In a related development, lead counsel, Messrs Babajide Koku & Co., representing Cleanserve Integrated Energy Solution Limited, Vincent Onyebuchi Ndubueze and John Anosike, in an appeal marked CA/LAG/697/2023, has withdrawn from being their lawyer.
According to an affidavit of facts deposed to by counsel in Koku (SAN) Chambers Temitope Ogundare reads: “The firm were shocked and taken aback regarding the deposition and the exhibits attached to suits marked FHC/L/CS/2153/2024 and suit FHC/L/CS/32/2025 filed by the firm of Mr. Chukwuma Machkwu Ume (SAN(.
“Our office was unaware of the suits mentioned above in paragraph 5 and was not informed by anybody whatsoever about the action taken in the suits.”
According to records, the Court of Appeal appointed its Deputy Court Registrar (DCR) Receiver/Manager of Cleanserve after a court judgment.
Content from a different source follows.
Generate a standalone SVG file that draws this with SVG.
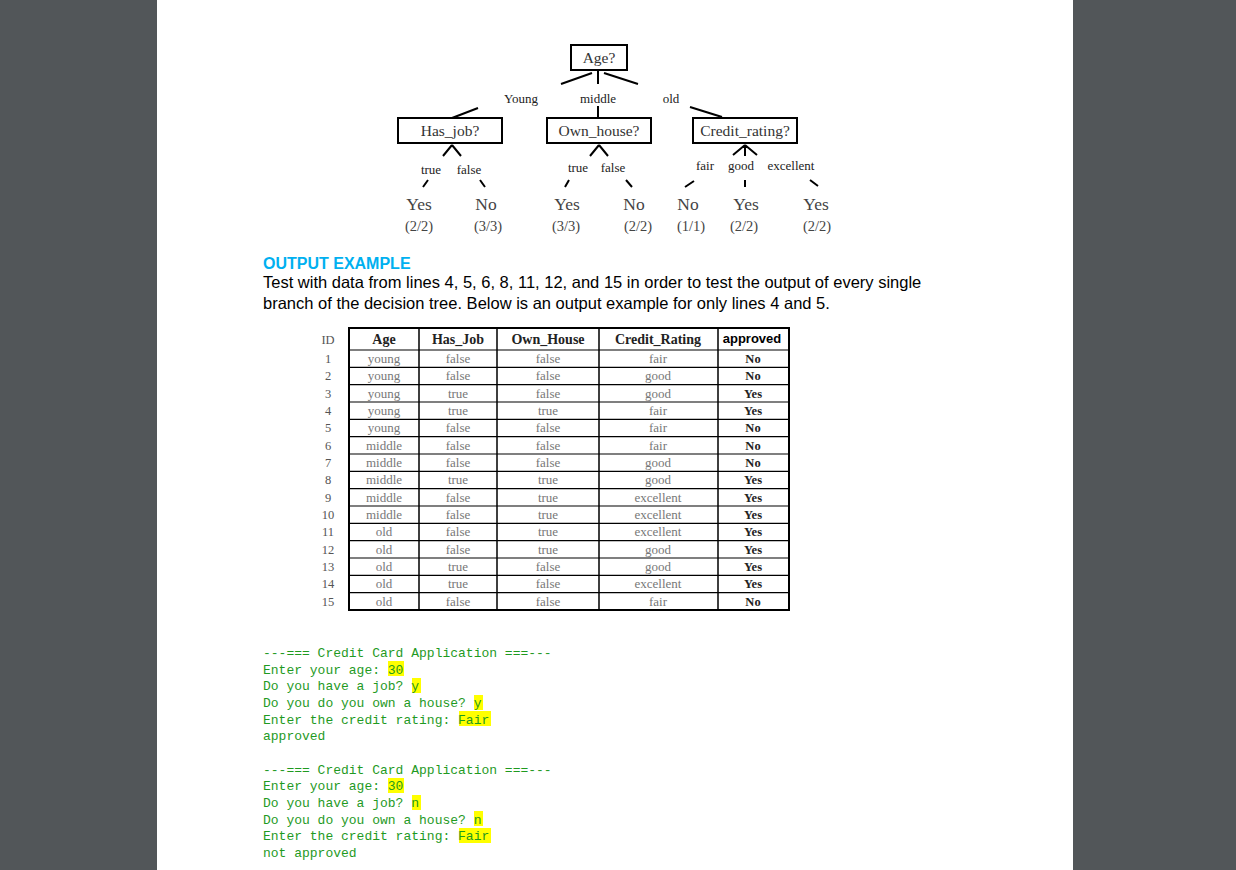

Ndulue, however, returned to the Federal High Court and procured two judges to obtain orders that overruled the Court of Appeal and restrained the DCR from acting in the office to which the Court of Appeal had appointed him.
After this was brought to the attention of the Court of Appeal, Koku filed an affidavit, denying knowledge of or participation in the strange conduct of a high court overruling the appeal court.
Koku blamed it on Ndulue and one Chukwuma Machukwu-Ume (SAN).